— START —

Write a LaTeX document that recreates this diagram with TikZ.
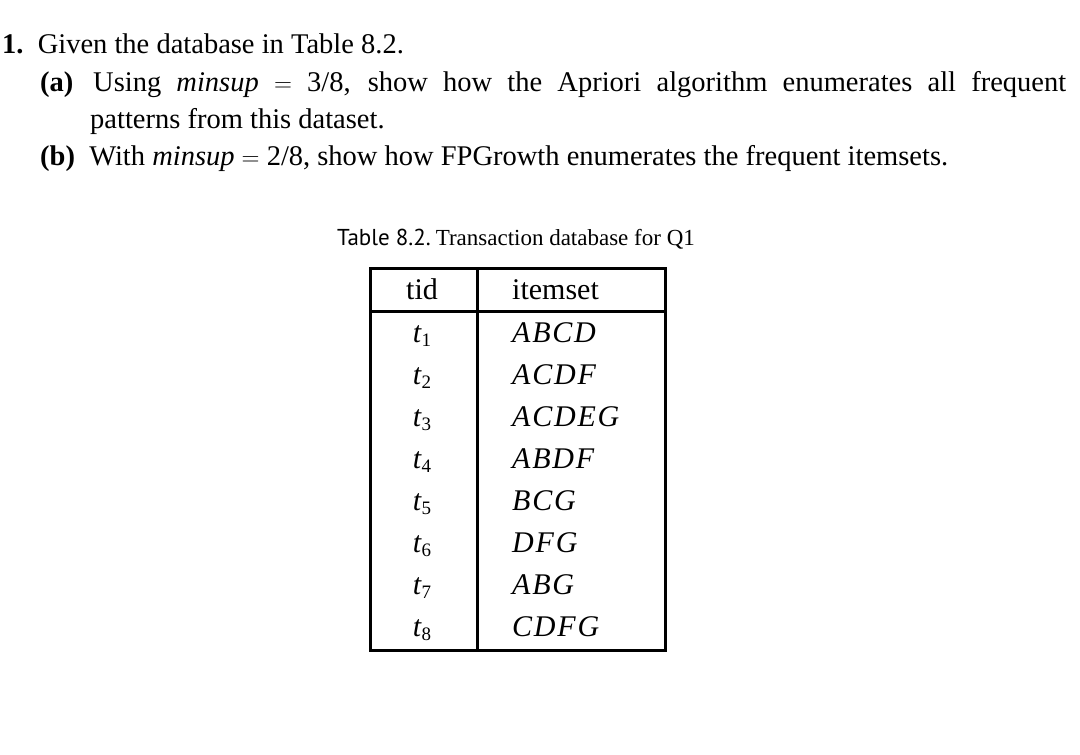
\documentclass[tikz,border=0pt]{standalone}
\usepackage{fontspec}
\setmainfont{Liberation Serif}
\newfontfamily\capsans{PT Sans}
\tikzset{x=1pt,y=-1pt,
 txt/.style={anchor=base west,inner sep=0pt,font=\fontsize{28.5}{37}\selectfont},
 cell/.style={anchor=base,inner sep=0pt,font=\fontsize{30}{30}\selectfont},
 tline/.style={line width=3pt}}
\newcommand\tsub[1]{\textit{t}\raisebox{-4pt}{\fontsize{19}{19}\selectfont #1}}
\begin{document}
\begin{tikzpicture}
\useasboundingbox (0,0) rectangle (1080,755);
\node[txt] (n1) at (2,53) {\textbf{1.}\ \ Given the database in Table 8.2.};
\node[txt] (na) at (40,91) {\textbf{(a)}};
\node[txt] (ta) at (93,91) {\makebox[973pt][s]{Using \textit{minsup} $=$ 3/8, show how the Apriori algorithm enumerates all frequent}};
\node[txt] (ta2) at (90,128) {patterns from this dataset.};
\node[txt] (nb) at (40,165) {\textbf{(b)}\ \ With \textit{minsup} $=$ 2/8, show how FPGrowth enumerates the frequent itemsets.};
\node[anchor=base,inner sep=0pt] (cap) at (516,245) {{\capsans\fontsize{23}{24}\selectfont Table 8.2.}\ \ {\fontsize{23}{24}\selectfont Transaction database for Q1}};
\draw[tline] (370,268) rectangle (665,650);
\draw[tline] (477,268) -- (477,650);
\draw[tline] (370,311) -- (665,311);
\node[cell] (h1) at (422,299) {tid};
\node[cell,anchor=base west] (h2) at (512,299) {itemset};
\foreach \i/\s [count=\k] in {1/ABCD,2/ACDF,3/ACDEG,4/ABDF,5/BCG,6/DFG,7/ABG,8/CDFG}{
  \node[cell] (r\k) at (422,{342+42*(\k-1)}) {\tsub{\i}};
  \node[cell,anchor=base west] (s\k) at (512,{342+42*(\k-1)}) {\addfontfeature{LetterSpace=6}\textit{\s}};
}
\end{tikzpicture}
\end{document}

— END —

INSTRUCTIONS FOR THE TASK:
Reproduce the material above verbatim; omit every picture.

WORKED ANSWER:
Write a LaTeX document that recreates this diagram with TikZ.
\documentclass[tikz,border=0pt]{standalone}
\usepackage{fontspec}
\setmainfont{Liberation Serif}
\newfontfamily\capsans{PT Sans}
\tikzset{x=1pt,y=-1pt,
 txt/.style={anchor=base west,inner sep=0pt,font=\fontsize{28.5}{37}\selectfont},
 cell/.style={anchor=base,inner sep=0pt,font=\fontsize{30}{30}\selectfont},
 tline/.style={line width=3pt}}
\newcommand\tsub[1]{\textit{t}\raisebox{-4pt}{\fontsize{19}{19}\selectfont #1}}
\begin{document}
\begin{tikzpicture}
\useasboundingbox (0,0) rectangle (1080,755);
\node[txt] (n1) at (2,53) {\textbf{1.}\ \ Given the database in Table 8.2.};
\node[txt] (na) at (40,91) {\textbf{(a)}};
\node[txt] (ta) at (93,91) {\makebox[973pt][s]{Using \textit{minsup} $=$ 3/8, show how the Apriori algorithm enumerates all frequent}};
\node[txt] (ta2) at (90,128) {patterns from this dataset.};
\node[txt] (nb) at (40,165) {\textbf{(b)}\ \ With \textit{minsup} $=$ 2/8, show how FPGrowth enumerates the frequent itemsets.};
\node[anchor=base,inner sep=0pt] (cap) at (516,245) {{\capsans\fontsize{23}{24}\selectfont Table 8.2.}\ \ {\fontsize{23}{24}\selectfont Transaction database for Q1}};
\draw[tline] (370,268) rectangle (665,650);
\draw[tline] (477,268) -- (477,650);
\draw[tline] (370,311) -- (665,311);
\node[cell] (h1) at (422,299) {tid};
\node[cell,anchor=base west] (h2) at (512,299) {itemset};
\foreach \i/\s [count=\k] in {1/ABCD,2/ACDF,3/ACDEG,4/ABDF,5/BCG,6/DFG,7/ABG,8/CDFG}{
  \node[cell] (r\k) at (422,{342+42*(\k-1)}) {\tsub{\i}};
  \node[cell,anchor=base west] (s\k) at (512,{342+42*(\k-1)}) {\addfontfeature{LetterSpace=6}\textit{\s}};
}
\end{tikzpicture}
\end{document}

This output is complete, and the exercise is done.